Raw records —
··········
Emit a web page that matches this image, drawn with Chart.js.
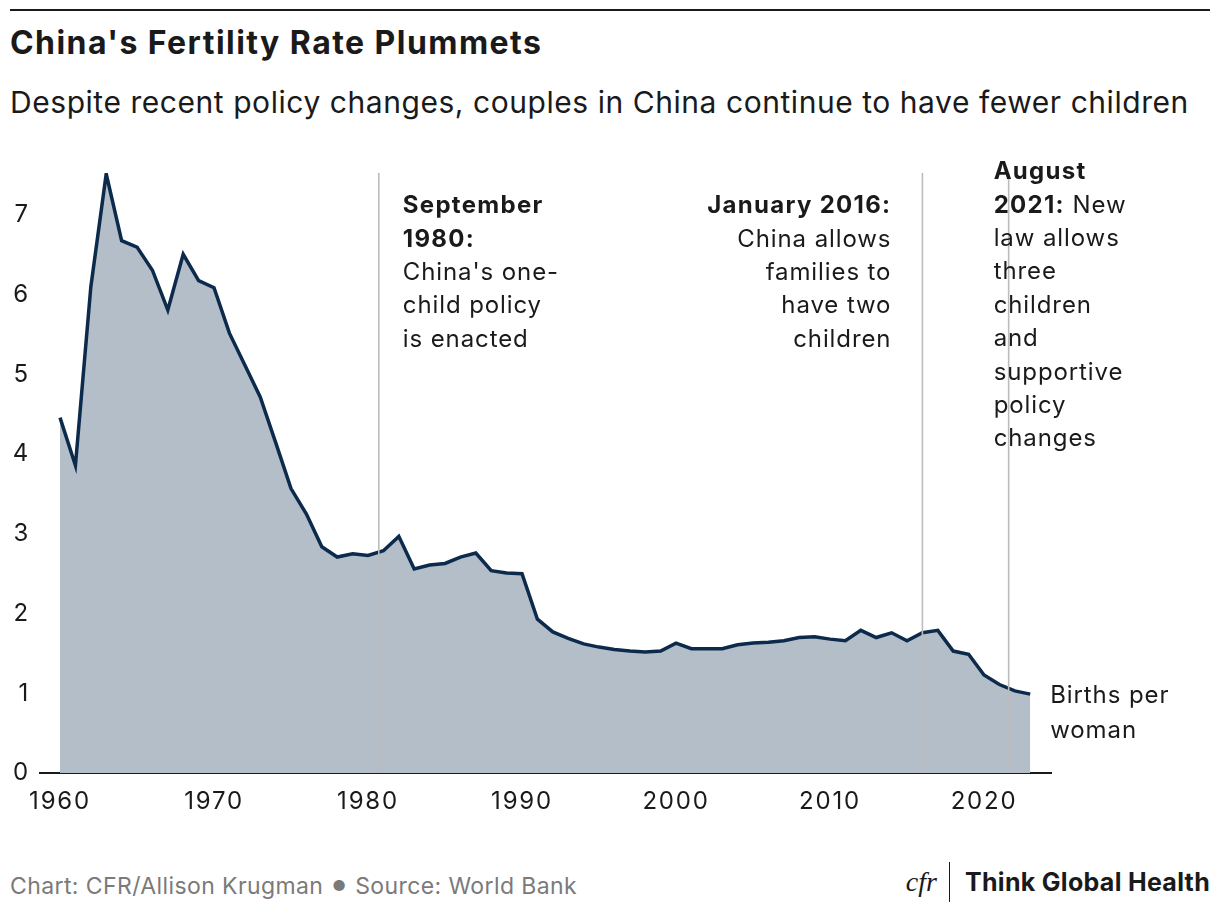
<!DOCTYPE html>
<html>
<head>
<meta charset="utf-8">
<script src="https://cdn.jsdelivr.net/npm/chart.js@4.4.1/dist/chart.umd.min.js"></script>
<style>
  body { margin: 0; width: 1220px; height: 920px; background: #fff; font-family: Inter, "Noto Sans", sans-serif; color: #1a1a1a; position: relative; overflow: hidden; }
  .rule { position: absolute; left: 10px; top: 9px; width: 1200px; height: 2px; background: #1a1a1a; }
  h1 { position: absolute; left: 10px; top: 27px; margin: 0; font-size: 32px; line-height: 1; font-weight: 700; letter-spacing: 1.45px; white-space: nowrap; }
  h2 { position: absolute; left: 10px; top: 87px; margin: 0; font-size: 30px; line-height: 1; font-weight: 400; letter-spacing: 0.55px; white-space: nowrap; }
  #wrap { position: absolute; left: 0; top: 130px; width: 1220px; height: 690px; }
  .foot { position: absolute; left: 10px; top: 872px; font-size: 23px; color: #7a7a7a; letter-spacing: 0.4px; white-space: nowrap; }
  .foot .dot { font-size: 15px; position: relative; top: -3px; padding: 0 2px; }
  .brand { position: absolute; right: 10px; top: 862px; height: 40px; display: flex; align-items: center; }
  .cfr { font-family: "Liberation Serif", serif; font-style: italic; font-size: 28px; padding-right: 12px; border-right: 1.5px solid #1a1a1a; line-height: 40px; margin-right: 15px; }
  .tgh { font-size: 25px; font-weight: 700; letter-spacing: 0.3px; }
</style>
</head>
<body>
<div class="rule"></div>
<h1>China's Fertility Rate Plummets</h1>
<h2>Despite recent policy changes, couples in China continue to have fewer children</h2>
<div id="wrap"><canvas id="chart"></canvas></div>
<div class="foot">Chart: CFR/Allison Krugman <span class="dot">●</span> Source: World Bank</div>
<div class="brand"><span class="cfr">cfr</span><span class="tgh">Think Global Health</span></div>

<script>
// births per woman, China, 1960-2023
const years = [];
for (let y = 1960; y <= 2023; y++) years.push(y);

const births = [
  4.46, 3.86, 6.10, 7.52, 6.68, 6.60, 6.31, 5.81, 6.51, 6.18,
  6.09, 5.52, 5.12, 4.72, 4.15, 3.57, 3.25, 2.84, 2.71, 2.75,
  2.73, 2.79, 2.97, 2.56, 2.61, 2.63, 2.71, 2.76, 2.54, 2.51,
  2.50, 1.93, 1.77, 1.69, 1.62, 1.58, 1.55, 1.53, 1.52, 1.53,
  1.63, 1.56, 1.56, 1.56, 1.61, 1.63, 1.64, 1.66, 1.70, 1.71,
  1.68, 1.66, 1.79, 1.70, 1.76, 1.66, 1.76, 1.79, 1.53, 1.49,
  1.23, 1.11, 1.03, 0.99
];

const xTicks = [1960, 1970, 1980, 1990, 2000, 2010, 2020];
const yTicks = [0, 1, 2, 3, 4, 5, 6, 7];

// policy events (fractional year = month)
const events = [
  { x: 1980.7, side: "right", lines: [[["September", true]], [["1980:", true]], [["China's one-", false]], [["child policy", false]], [["is enacted", false]]] },
  { x: 2016.0, side: "left", lines: [[["January 2016:", true]], [["China allows", false]], [["families to", false]], [["have two", false]], [["children", false]]] },
  { x: 2021.6, side: "over", lines: [[["August", true]], [["2021:", true], [" New", false]], [["law allows", false]], [["three", false]], [["children", false]], [["and", false]], [["supportive", false]], [["policy", false]], [["changes", false]]] }
];

const FONT = "Inter, 'Noto Sans', sans-serif";

function setFont(ctx, bold) {
  ctx.font = (bold ? "700 " : "400 ") + "24px " + FONT;
  ctx.letterSpacing = bold ? "1.3px" : "0.9px";
}

const eventPlugin = {
  id: "events",
  beforeDraw(chart) {
    // wider digits for tick labels
    chart.ctx.letterSpacing = "1.8px";
  },
  afterDatasetsDraw(chart) {
    const { ctx, chartArea, scales } = chart;
    ctx.save();
    ctx.strokeStyle = "#bcbcbc";
    ctx.lineWidth = 1.6;
    events.forEach(ev => {
      const px = scales.x.getPixelForValue(ev.x);
      ctx.beginPath();
      ctx.moveTo(px, chartArea.top);
      ctx.lineTo(px, chartArea.bottom);
      ctx.stroke();
    });

    ctx.fillStyle = "#1a1a1a";
    ctx.textBaseline = "middle";
    ctx.textAlign = "left";
    const lh = 33.4;
    events.forEach(ev => {
      const px = scales.x.getPixelForValue(ev.x);
      const y0 = ev.side === "over" ? chartArea.top - 1 : chartArea.top + 33;
      ev.lines.forEach((parts, i) => {
        const y = y0 + i * lh;
        let w = 0;
        parts.forEach(([t, b]) => { setFont(ctx, b); w += ctx.measureText(t).width; });
        let x;
        if (ev.side === "right") x = px + 24;
        else if (ev.side === "left") x = px - 31 - w;
        else x = px - 15;
        parts.forEach(([t, b]) => {
          setFont(ctx, b);
          ctx.fillText(t, x, y);
          x += ctx.measureText(t).width;
        });
      });
    });

    // series label
    const last = births.length - 1;
    const lx = scales.x.getPixelForValue(years[last]) + 20;
    const ly = scales.y.getPixelForValue(births[last]);
    setFont(ctx, false);
    ctx.fillText("Births per", lx, ly + 2);
    ctx.fillText("woman", lx, ly + 37);
    ctx.restore();
    ctx.letterSpacing = "0px";
  }
};

new Chart(document.getElementById("chart"), {
  type: "line",
  data: {
    datasets: [{
      data: years.map((y, i) => ({ x: y, y: births[i] })),
      borderColor: "#0c2a4b",
      borderWidth: 3.5,
      backgroundColor: "#b4bec9",
      fill: "origin",
      pointRadius: 0,
      tension: 0
    }]
  },
  options: {
    responsive: true,
    maintainAspectRatio: false,
    animation: false,
    layout: { padding: { left: 0, right: 169, top: 43, bottom: 0 } },
    plugins: { legend: { display: false }, tooltip: { enabled: false } },
    scales: {
      x: {
        type: "linear",
        min: 1958.7,
        max: 2024.35,
        afterBuildTicks: s => { s.ticks = xTicks.map(v => ({ value: v })); },
        afterFit: s => { s.height = 47; },
        grid: { display: false, drawTicks: false },
        border: { display: true, color: "#1a1a1a", width: 2 },
        ticks: { color: "#1a1a1a", font: { family: FONT, size: 24 }, padding: 14, maxRotation: 0, callback: v => String(v) }
      },
      y: {
        min: 0,
        max: 7.53,
        afterBuildTicks: s => { s.ticks = yTicks.map(v => ({ value: v })); },
        afterFit: s => { s.width = 40; },
        grid: { display: false, drawTicks: false },
        border: { display: false },
        ticks: { color: "#1a1a1a", font: { family: FONT, size: 24 }, padding: 10 }
      }
    }
  },
  plugins: [eventPlugin]
});
</script>
</body>
</html>
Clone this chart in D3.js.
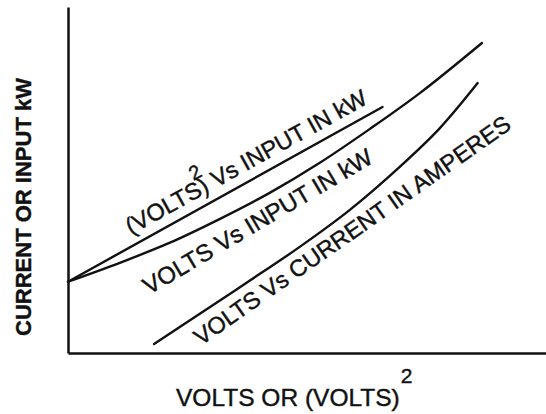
<!DOCTYPE html>
<html>
<head>
<meta charset="utf-8">
<script src="https://cdn.jsdelivr.net/npm/d3@7"></script>
<style>
  body { margin: 0; background: #fff; }
  svg { display: block; }
  text { font-family: "Liberation Sans", Arial, sans-serif; fill: #111; stroke: #111; stroke-width: 0.4px; }
</style>
</head>
<body>
<script>
// curve data (x: volts / volts^2, y: current or kW, 0-100 scale)
let squaredX = [0, 65.8]
let squaredY = [20.6, 71.1]

let voltsKwX = [0, 10.7, 21.2, 31.7, 42.1, 52.6, 63.1, 73.6, 86.6]
let voltsKwY = [20.6, 26.0, 31.8, 38.7, 46.2, 54.9, 64.7, 75.1, 89.6]

let ampsX = [18.0, 27.5, 37.9, 48.4, 58.9, 69.4, 77.8, 85.7]
let ampsY = [2.6, 11.3, 20.8, 30.6, 41.3, 53.8, 65.0, 78.0]

let w = 546
let h = 414

let svg = d3.select('body')
    .append('svg')
    .attr('width', w)
    .attr('height', h)

let x = d3.scaleLinear().domain([0, 100]).range([68, 546])
let y = d3.scaleLinear().domain([0, 100]).range([353, 7])

// axes, no ticks
svg.append('g')
    .attr('transform', 'translate(0,' + y(0) + ')')
    .call(d3.axisBottom(x).ticks(0).tickSizeOuter(0))
svg.append('g')
    .attr('transform', 'translate(' + x(0) + ',0)')
    .call(d3.axisLeft(y).ticks(0).tickSizeOuter(0))
svg.selectAll('.domain').attr('stroke', '#111').attr('stroke-width', 2.5)

let line = d3.line()
    .x(d => x(d[0]))
    .y(d => y(d[1]))
    .curve(d3.curveCatmullRom)

let series = [
    d3.zip(squaredX, squaredY),
    d3.zip(voltsKwX, voltsKwY),
    d3.zip(ampsX, ampsY)
]

svg.selectAll('path.curve')
    .data(series).enter().append('path')
        .attr('class', 'curve')
        .attr('d', line)
        .attr('fill', 'none')
        .attr('stroke', '#111')
        .attr('stroke-width', 2.4)
        .attr('stroke-linecap', 'round')

// curve labels
let lab1 = svg.append('text')
    .attr('transform', 'translate(131,235) rotate(-29)')
    .style('font-size', '23.5px')
lab1.append('tspan').text('(VOLTS)')
lab1.append('tspan').attr('dx', -10).attr('dy', -17).style('font-size', '20px').text('2')
lab1.append('tspan').attr('dx', -1).attr('dy', 17).text(' Vs INPUT IN kW')

svg.append('text')
    .attr('transform', 'translate(149,295) rotate(-30.5)')
    .style('font-size', '24px')
    .text('VOLTS Vs INPUT IN kW')

svg.append('text')
    .attr('transform', 'translate(201,346) rotate(-35)')
    .style('font-size', '23.5px')
    .text('VOLTS Vs CURRENT IN AMPERES')

// axis titles
svg.append('text')
    .attr('transform', 'translate(31,207) rotate(-90)')
    .attr('text-anchor', 'middle')
    .style('font-size', '22px')
    .style('font-weight', 'bold')
    .text('CURRENT OR INPUT kW')

let xt = svg.append('text')
    .attr('x', 176)
    .attr('y', 406)
    .style('font-size', '24.5px')
xt.append('tspan').text('VOLTS OR (VOLTS)')
xt.append('tspan').attr('dx', 1).attr('dy', -23).style('font-size', '21px').text('2')
</script>
</body>
</html>
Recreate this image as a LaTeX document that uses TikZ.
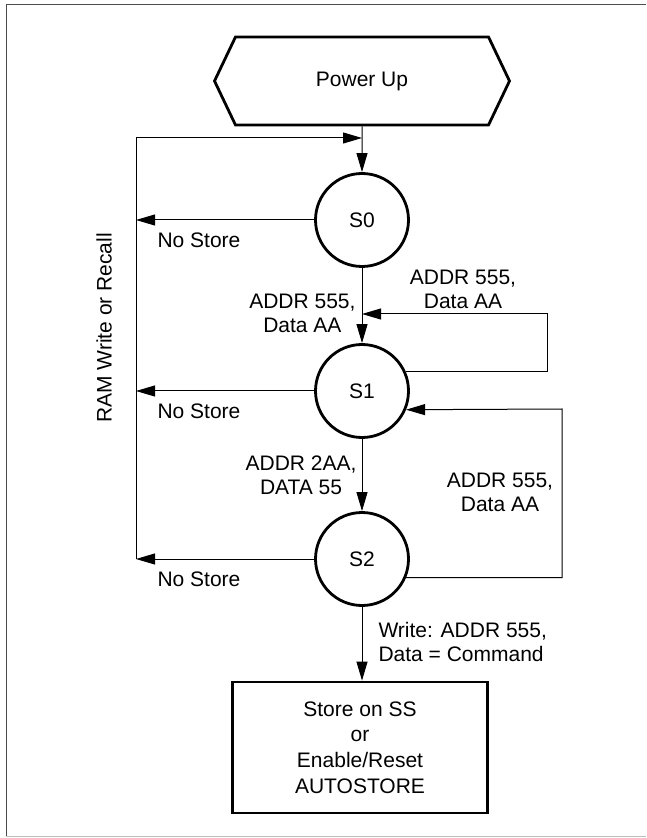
\documentclass[tikz,border=0pt]{standalone}
\usepackage{fontspec}
\setmainfont{Liberation Sans}
\usetikzlibrary{positioning,arrows.meta,shapes.symbols}
\tikzset{
  fsm/.style={x=0.5pt,y=-0.5pt,line width=0.5pt,>={Triangle[length=9.5pt,width=5.5pt]},
    font=\fontsize{10.5}{12}\selectfont,on grid},
  st/.style={circle,draw,line width=1.4pt,minimum size=46.5pt,inner sep=0pt},
  hexa/.style={signal,signal to=west and east,signal pointer angle=129,draw,
    line width=1.4pt,minimum width=147.5pt,minimum height=44pt},
  actbox/.style={rectangle,draw,line width=1.4pt,minimum width=127.5pt,minimum height=65.5pt,
    align=center,font=\fontsize{10.5}{12.8}\selectfont},
  lbl/.style={inner sep=0pt},
}

\begin{document}
\begin{tikzpicture}[fsm]
  \useasboundingbox (0,0) rectangle (646,838);
  \draw[black!70] (6,836) -- (6,5) -- (646,5);
  \draw[black!25] (6,836) -- (646,836);

  % states
  \node[hexa] (pwr) at (362,81) {Power Up};
  \node[st] (s0) at (362,220) {S0};
  \node[st] (s1) [below=85.5pt of s0] {S1};
  \node[st] (s2) [below=84pt of s1] {S2};
  \node[actbox] (sto) at (360,747.5) {Store on SS\\or\\Enable/Reset\\AUTOSTORE};

  \coordinate (ltop) at (136,138);
  \coordinate (lbot) at (136,559);
  \coordinate (r1) at (547,314);
  \coordinate (r2) at (562,409);

  % main flow
  \draw[->] (pwr) -- (s0);
  \draw[->] (s0) -- (s1);
  \draw[->] (s1) -- (s2);
  \draw[->] (s2) -- (s2 |- sto.north);

  % no store, back to S0
  \draw[->] (s0) -- (s0 -| ltop);
  \draw[->] (s1) -- (s1 -| ltop);
  \draw[->] (s2) -- (s2 -| ltop);
  \draw[->] (lbot) -- (ltop) -- (ltop -| pwr);

  % retries
  \draw[->] (s1.24) -| (r1) -- (r1 -| s1);
  \draw[->] (s2.-23) -| (r2) -- (s1.-23);

  % labels
  \node[lbl] (ns0) at (199,240) {No Store};
  \node[lbl] (ns1) at (199,411) {No Store};
  \node[lbl] (ns2) at (199,579) {No Store};
  \node[lbl,anchor=east,align=center] (l01) at (356,313) {ADDR 555,\\Data AA};
  \node[lbl,align=center] (l11) at (463,289) {ADDR 555,\\Data AA};
  \node[lbl,anchor=east,align=center] (l12) at (357,475) {ADDR 2AA,\\DATA 55};
  \node[lbl,align=center] (l21) at (500,492) {ADDR 555,\\Data AA};
  \node[lbl,anchor=west,align=left] (l2s) at (378,642) {Write: ADDR 555,\\Data = Command};
  \node[lbl,rotate=90] (ram) at (104,328) {RAM Write or Recall};
\end{tikzpicture}
\end{document}
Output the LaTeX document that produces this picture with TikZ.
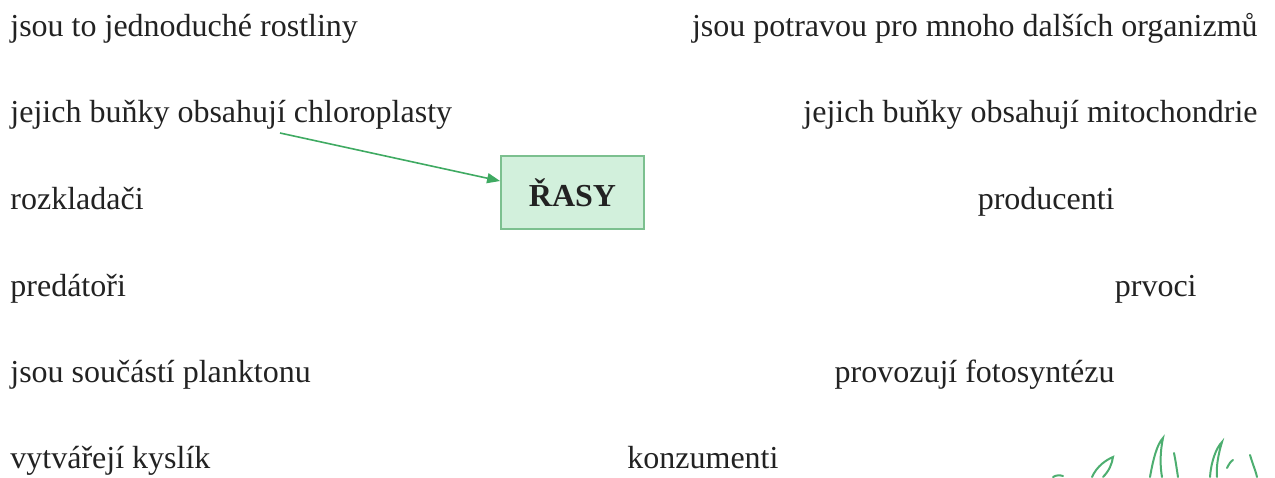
\documentclass[tikz,border=0pt]{standalone}
\usepackage{fontspec}
\setmainfont{Liberation Serif}
\usetikzlibrary{arrows.meta}
\definecolor{txt}{HTML}{222222}
\definecolor{arrowgreen}{HTML}{3FAA62}
\definecolor{boxfill}{HTML}{D2F0DC}
\definecolor{boxline}{HTML}{7CC08F}
\definecolor{grass}{HTML}{4DAE70}
\begin{document}
\begin{tikzpicture}[x=0.5pt,y=-0.5pt,
  lbl/.style={inner sep=0pt, font=\fontsize{16}{19}\selectfont, text=txt},
  lw/.style={lbl, anchor=base west},
  le/.style={lbl, anchor=base east},
  mainbox/.style={draw=boxline, fill=boxfill, line width=0.9pt, minimum width=71.5pt, minimum height=36.5pt, inner sep=0pt, font=\fontsize{16}{19}\selectfont\bfseries, text=txt},
  arr/.style={draw=arrowgreen, line width=0.8pt, -{Triangle[length=6.5pt,width=5pt]}},
  blade/.style={draw=grass, line width=1pt, line cap=round}
]
\useasboundingbox (0,0) rectangle (1275,477);
% left column
\node[lw] (l1) at (10,36) {jsou to jednoduché rostliny};
\node[lw] (l2) at (10,122) {jejich buňky obsahují chloroplasty};
\node[lw] (l3) at (10,209) {rozkladači};
\node[lw] (l4) at (10,296) {predátoři};
\node[lw] (l5) at (10,382) {jsou součástí planktonu};
\node[lw] (l6) at (10,468) {vytvářejí kyslík};
% right column
\node[le] (r1) at (1258,36) {jsou potravou pro mnoho dalších organizmů};
\node[le] (r2) at (1258,122) {jejich buňky obsahují mitochondrie};
\node[le] (r3) at (1115,209) {producenti};
\node[le] (r4) at (1197,296) {prvoci};
\node[le] (r5) at (1115,382) {provozují fotosyntézu};
\node[lw] (r6) at (627,468) {konzumenti};
% central box
\node[mainbox] (rasy) at (572.5,192.5) {ŘASY};
\coordinate (start) at (280,133);
\draw[arr] (start) -- ([yshift=5.75pt]rasy.west);
% green sketch bottom right
\draw[blade] (1053,477) .. controls (1056,475) and (1060,475) .. (1063,476);
\draw[blade] (1092,477) .. controls (1097,466) and (1106,460) .. (1113,457) .. controls (1112,464) and (1109,471) .. (1103,477);
\draw[blade] (1150,477) .. controls (1153,460) and (1157,444) .. (1163,438) .. controls (1160,452) and (1160,466) .. (1162,477);
\draw[blade] (1174,453) .. controls (1176,463) and (1177,471) .. (1178,477);
\draw[blade] (1210,477) .. controls (1211,462) and (1216,448) .. (1222,442) .. controls (1218,455) and (1216,468) .. (1217,477);
\draw[blade] (1227,468) .. controls (1229,464) and (1231,461) .. (1233,460);
\draw[blade] (1250,455) .. controls (1253,465) and (1256,472) .. (1257,477);
\end{tikzpicture}
\end{document}
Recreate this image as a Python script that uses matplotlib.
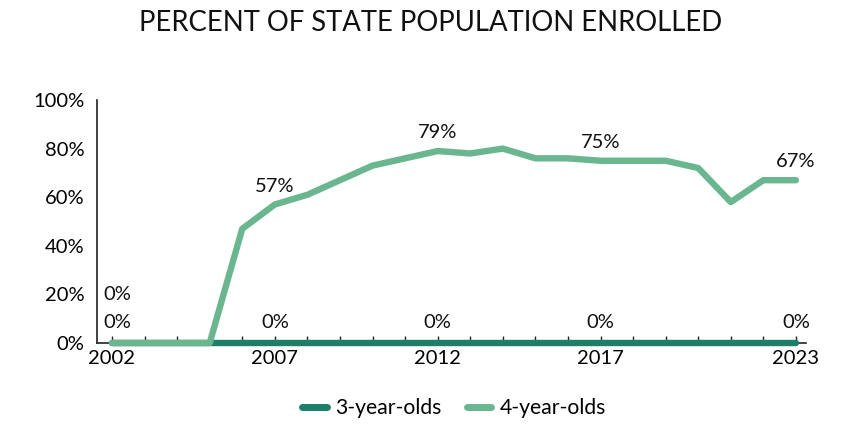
import matplotlib
matplotlib.use("Agg")
import matplotlib.pyplot as plt

years = list(range(2002, 2024))
three_year_olds = [0] * 22
four_year_olds = [0, 0, 0, 0, 47, 57, 61, 67, 73, 76, 79, 78, 80, 76, 76, 75, 75, 75, 72, 58, 67, 67]
label_years = [2002, 2007, 2012, 2017, 2023]
y_ticks = [0, 20, 40, 60, 80, 100]
y_tick_labels = ["0%", "20%", "40%", "60%", "80%", "100%"]
title = "PERCENT OF STATE POPULATION ENROLLED"
series_names = ["3-year-olds", "4-year-olds"]

c3 = "#1e7f68"
c4 = "#69b68f"

plt.rcParams['font.family'] = ['Lato', 'DejaVu Sans']
FS = 14.5

fig = plt.figure(figsize=(8.45, 4.25), dpi=100)
W, H = 845, 425
left, right, top, bottom = 97, 805.7, 100, 343
ax = fig.add_axes([left / W, 1 - bottom / H, (right - left) / W, (bottom - top) / H])

ax.plot(years, three_year_olds, color=c3, lw=4.6, solid_capstyle='round', clip_on=False, label=series_names[0], zorder=3)
ax.plot(years, four_year_olds, color=c4, lw=4.6, solid_capstyle='round', clip_on=False, label=series_names[1], zorder=4)

ax.set_xlim(2001.54, 2023.3)
ax.set_ylim(0, 100)

for y in label_years:
    i = years.index(y)
    v3 = three_year_olds[i]
    v4 = four_year_olds[i]
    dx = 4 if y == years[0] else 0
    ax.annotate(f"{v3:.0f}%", (y, v3), xytext=(dx, 9), textcoords='offset points',
                ha='center', va='bottom', fontsize=FS, color='#111111')
    off = 7 if v4 > 5 else 29
    ax.annotate(f"{v4:.0f}%", (y, v4), xytext=(dx, off), textcoords='offset points',
                ha='center', va='bottom', fontsize=FS, color='#111111')

ax.set_xticks(label_years)
ax.set_xticklabels([str(y) for y in label_years], fontsize=FS)
ax.set_xticks([y for y in years if y not in label_years], minor=True)
ax.tick_params(axis='x', which='both', direction='in', length=5, width=1, color='#222222', pad=5)
ax.set_yticks(y_ticks)
ax.set_yticklabels(y_tick_labels, fontsize=FS)
ax.tick_params(axis='y', length=0, pad=9)

for s in ['top', 'right']:
    ax.spines[s].set_visible(False)
for s in ['left', 'bottom']:
    ax.spines[s].set_color('#222222')
    ax.spines[s].set_linewidth(1.2)

fig.text(431 / W, 1 - 23 / H, title, ha='center', va='center', fontsize=19.8, color='#111111')

leg = fig.legend(loc='center', bbox_to_anchor=(454 / W, 1 - 408 / H), ncol=2, frameon=False,
                 fontsize=15.2, handlelength=1.15, handletextpad=0.4, columnspacing=1.2)
for line in leg.get_lines():
    line.set_linewidth(5)
    line.set_solid_capstyle('round')

fig.savefig("out.png", dpi=100)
··········
Copy out each line in the preceding records that contains "uses".

Task response —
Recreate this image as a LaTeX document that uses TikZ.
Recreate this image as a Python script that uses matplotlib.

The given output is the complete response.